Please give back word for word the lines below, from the first one through the one with "const columns = ['投票人数', '评分', '时长'];".

----

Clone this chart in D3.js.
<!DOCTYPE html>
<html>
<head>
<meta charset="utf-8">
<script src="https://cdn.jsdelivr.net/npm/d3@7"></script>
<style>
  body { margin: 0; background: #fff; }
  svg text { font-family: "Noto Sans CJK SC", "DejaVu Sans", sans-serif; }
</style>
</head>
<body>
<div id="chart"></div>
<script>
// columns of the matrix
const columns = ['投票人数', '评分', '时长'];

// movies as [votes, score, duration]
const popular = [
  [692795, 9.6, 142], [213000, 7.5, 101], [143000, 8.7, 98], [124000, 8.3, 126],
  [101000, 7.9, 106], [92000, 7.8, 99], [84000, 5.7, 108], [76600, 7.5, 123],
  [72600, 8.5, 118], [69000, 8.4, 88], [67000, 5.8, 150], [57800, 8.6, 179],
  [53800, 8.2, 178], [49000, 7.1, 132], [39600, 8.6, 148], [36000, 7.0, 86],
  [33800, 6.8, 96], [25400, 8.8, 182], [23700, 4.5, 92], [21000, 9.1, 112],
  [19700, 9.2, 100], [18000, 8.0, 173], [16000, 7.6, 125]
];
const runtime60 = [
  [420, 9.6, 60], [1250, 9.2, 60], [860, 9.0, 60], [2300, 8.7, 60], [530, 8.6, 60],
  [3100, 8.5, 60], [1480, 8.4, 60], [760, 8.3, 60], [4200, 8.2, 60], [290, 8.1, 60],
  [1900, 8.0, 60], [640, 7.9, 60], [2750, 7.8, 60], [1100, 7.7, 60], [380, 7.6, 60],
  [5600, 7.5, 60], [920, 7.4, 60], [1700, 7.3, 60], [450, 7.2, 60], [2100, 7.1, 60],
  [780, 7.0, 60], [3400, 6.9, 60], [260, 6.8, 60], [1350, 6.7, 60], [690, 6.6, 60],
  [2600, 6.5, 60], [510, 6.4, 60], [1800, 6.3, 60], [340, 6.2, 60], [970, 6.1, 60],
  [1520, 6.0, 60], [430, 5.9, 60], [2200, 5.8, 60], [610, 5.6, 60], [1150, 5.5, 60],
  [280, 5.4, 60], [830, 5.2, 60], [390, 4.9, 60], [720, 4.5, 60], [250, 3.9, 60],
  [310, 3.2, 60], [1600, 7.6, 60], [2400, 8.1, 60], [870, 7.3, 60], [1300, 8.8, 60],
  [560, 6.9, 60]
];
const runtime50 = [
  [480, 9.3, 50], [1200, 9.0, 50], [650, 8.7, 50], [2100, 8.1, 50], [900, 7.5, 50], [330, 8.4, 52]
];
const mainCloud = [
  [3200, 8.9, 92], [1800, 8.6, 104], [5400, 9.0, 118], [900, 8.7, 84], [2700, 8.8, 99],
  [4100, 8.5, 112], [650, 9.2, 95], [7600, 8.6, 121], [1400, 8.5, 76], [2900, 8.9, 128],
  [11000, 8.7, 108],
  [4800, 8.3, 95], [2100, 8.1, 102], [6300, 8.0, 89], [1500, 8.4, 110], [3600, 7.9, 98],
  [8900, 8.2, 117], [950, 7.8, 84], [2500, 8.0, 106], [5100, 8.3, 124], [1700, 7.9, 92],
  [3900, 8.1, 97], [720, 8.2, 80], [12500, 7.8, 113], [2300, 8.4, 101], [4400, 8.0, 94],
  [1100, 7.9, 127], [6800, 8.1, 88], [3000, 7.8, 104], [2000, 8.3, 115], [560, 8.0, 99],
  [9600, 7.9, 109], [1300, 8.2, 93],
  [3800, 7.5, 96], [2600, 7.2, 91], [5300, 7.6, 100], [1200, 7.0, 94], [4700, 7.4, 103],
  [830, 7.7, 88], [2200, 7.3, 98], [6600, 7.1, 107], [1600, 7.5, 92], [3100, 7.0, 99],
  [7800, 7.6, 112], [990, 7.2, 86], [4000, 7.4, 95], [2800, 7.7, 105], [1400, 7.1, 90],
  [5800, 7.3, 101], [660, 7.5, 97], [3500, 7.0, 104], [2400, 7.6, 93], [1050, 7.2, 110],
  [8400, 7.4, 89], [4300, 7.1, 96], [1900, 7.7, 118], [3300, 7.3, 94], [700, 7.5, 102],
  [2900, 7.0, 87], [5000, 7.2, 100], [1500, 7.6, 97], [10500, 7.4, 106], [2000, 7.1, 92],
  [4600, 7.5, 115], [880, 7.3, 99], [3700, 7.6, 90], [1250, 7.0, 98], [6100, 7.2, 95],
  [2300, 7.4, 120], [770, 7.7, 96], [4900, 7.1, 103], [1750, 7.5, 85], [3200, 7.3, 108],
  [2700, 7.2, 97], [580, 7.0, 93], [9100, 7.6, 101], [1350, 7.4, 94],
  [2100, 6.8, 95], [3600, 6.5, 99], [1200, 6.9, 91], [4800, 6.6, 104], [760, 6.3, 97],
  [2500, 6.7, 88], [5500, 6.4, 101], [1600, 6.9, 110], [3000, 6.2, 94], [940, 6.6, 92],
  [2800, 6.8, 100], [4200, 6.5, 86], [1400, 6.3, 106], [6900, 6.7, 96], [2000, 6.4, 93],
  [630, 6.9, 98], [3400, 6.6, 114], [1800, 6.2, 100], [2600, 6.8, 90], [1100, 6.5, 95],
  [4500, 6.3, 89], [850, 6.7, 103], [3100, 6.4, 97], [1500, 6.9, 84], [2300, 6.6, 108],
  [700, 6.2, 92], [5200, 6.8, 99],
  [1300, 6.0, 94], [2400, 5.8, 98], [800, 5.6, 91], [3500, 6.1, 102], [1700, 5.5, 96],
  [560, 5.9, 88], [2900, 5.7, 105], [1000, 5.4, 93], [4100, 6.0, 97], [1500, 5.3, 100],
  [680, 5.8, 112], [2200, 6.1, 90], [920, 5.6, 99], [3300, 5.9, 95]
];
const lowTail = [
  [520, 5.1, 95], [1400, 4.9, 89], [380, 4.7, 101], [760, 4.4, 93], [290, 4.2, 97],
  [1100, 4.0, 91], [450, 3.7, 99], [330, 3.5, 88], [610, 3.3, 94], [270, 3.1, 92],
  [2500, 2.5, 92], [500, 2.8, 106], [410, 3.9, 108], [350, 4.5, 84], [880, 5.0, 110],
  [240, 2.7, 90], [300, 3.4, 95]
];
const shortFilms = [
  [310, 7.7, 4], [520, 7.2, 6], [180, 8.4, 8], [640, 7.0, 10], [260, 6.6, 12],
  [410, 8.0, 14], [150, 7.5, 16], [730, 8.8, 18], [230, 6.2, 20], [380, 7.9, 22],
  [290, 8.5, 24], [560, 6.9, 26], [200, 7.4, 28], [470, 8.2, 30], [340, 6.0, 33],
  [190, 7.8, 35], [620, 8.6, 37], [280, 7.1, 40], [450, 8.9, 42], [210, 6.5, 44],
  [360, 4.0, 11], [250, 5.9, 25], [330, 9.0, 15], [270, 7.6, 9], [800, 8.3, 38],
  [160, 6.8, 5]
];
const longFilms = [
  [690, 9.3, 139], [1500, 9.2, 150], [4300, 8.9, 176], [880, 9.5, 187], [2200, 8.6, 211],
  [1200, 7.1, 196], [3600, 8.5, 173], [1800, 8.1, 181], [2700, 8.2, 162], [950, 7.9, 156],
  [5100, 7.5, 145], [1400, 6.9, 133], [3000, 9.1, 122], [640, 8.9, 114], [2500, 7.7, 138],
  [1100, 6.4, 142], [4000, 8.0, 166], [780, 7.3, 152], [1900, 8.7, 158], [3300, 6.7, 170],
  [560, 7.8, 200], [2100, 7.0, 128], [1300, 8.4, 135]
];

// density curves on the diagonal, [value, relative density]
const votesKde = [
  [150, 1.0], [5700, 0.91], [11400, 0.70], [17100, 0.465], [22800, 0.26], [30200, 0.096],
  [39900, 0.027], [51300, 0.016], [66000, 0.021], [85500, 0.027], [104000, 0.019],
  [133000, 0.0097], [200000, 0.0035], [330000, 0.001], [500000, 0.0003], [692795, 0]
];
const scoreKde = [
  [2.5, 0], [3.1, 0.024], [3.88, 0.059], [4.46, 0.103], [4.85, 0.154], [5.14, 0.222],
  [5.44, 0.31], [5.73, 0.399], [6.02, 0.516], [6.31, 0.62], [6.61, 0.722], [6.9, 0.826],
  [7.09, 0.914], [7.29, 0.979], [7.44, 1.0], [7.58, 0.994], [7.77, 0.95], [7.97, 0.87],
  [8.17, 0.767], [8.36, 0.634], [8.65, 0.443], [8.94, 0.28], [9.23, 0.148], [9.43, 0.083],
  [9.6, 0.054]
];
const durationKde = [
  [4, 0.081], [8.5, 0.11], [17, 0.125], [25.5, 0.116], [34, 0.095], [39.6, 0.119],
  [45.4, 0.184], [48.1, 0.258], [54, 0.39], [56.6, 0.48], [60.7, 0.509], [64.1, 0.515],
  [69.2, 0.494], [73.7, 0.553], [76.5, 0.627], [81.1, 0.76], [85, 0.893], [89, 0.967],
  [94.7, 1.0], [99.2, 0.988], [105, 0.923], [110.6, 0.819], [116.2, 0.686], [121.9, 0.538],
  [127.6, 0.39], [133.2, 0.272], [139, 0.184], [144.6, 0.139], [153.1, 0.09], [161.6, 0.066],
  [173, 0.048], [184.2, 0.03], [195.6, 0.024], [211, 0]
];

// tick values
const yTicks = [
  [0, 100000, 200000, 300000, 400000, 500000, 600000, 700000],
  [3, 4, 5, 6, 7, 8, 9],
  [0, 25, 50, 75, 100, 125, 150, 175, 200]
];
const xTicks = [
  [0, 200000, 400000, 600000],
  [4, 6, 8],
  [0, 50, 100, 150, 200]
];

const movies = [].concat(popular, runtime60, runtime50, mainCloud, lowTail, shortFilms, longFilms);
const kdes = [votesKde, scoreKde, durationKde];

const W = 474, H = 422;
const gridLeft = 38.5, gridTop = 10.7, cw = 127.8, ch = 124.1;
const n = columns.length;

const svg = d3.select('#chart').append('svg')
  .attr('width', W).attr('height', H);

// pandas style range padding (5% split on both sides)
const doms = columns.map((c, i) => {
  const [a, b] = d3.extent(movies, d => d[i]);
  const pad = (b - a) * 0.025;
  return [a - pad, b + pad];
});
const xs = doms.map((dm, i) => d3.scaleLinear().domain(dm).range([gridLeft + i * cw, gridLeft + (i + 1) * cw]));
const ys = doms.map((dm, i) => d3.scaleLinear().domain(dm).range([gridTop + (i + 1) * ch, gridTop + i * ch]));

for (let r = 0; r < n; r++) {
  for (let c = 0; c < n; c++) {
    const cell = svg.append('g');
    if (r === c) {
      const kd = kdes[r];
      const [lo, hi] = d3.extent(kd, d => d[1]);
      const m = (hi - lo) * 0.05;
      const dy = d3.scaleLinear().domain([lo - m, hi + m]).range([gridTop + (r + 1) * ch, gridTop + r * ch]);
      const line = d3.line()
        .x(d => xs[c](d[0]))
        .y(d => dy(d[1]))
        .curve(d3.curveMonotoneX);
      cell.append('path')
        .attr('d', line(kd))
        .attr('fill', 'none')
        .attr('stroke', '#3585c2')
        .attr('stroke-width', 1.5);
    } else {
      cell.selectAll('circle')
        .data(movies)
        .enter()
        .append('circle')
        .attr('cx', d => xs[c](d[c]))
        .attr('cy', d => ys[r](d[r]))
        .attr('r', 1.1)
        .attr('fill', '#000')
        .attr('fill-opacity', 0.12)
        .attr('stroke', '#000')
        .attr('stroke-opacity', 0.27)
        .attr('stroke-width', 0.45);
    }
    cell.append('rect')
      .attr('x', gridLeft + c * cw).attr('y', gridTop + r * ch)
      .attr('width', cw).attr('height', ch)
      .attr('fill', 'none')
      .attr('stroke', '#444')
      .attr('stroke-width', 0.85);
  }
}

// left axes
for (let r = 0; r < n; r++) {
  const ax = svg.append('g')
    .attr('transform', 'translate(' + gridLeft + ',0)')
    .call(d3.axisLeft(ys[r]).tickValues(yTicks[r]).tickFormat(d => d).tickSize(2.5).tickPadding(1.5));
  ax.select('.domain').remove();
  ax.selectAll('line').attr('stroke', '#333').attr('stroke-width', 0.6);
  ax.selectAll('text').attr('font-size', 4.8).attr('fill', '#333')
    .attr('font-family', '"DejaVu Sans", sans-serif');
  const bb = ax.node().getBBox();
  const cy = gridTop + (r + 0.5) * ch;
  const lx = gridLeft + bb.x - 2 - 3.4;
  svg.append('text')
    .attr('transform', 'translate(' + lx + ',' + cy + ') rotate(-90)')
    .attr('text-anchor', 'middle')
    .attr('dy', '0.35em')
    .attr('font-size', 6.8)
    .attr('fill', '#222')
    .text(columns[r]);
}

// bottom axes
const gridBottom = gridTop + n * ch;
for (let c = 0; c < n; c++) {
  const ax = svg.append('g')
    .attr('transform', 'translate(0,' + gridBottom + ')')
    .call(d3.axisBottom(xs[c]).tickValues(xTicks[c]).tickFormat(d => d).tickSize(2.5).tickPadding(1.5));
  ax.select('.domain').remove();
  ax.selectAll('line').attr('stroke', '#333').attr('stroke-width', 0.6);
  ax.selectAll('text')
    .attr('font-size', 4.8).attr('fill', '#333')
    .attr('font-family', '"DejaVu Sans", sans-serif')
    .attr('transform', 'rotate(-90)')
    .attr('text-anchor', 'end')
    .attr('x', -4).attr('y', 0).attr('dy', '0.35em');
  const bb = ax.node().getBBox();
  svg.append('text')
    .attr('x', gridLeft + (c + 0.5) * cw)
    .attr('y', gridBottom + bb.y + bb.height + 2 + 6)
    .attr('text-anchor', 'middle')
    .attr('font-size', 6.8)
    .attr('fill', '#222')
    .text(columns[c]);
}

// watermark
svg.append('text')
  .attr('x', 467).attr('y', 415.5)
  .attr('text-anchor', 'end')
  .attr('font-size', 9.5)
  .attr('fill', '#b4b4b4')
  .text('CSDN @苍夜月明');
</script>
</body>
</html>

----

Expected answer:
Clone this chart in D3.js.
<!DOCTYPE html>
<html>
<head>
<meta charset="utf-8">
<script src="https://cdn.jsdelivr.net/npm/d3@7"></script>
<style>
  body { margin: 0; background: #fff; }
  svg text { font-family: "Noto Sans CJK SC", "DejaVu Sans", sans-serif; }
</style>
</head>
<body>
<div id="chart"></div>
<script>
// columns of the matrix
const columns = ['投票人数', '评分', '时长'];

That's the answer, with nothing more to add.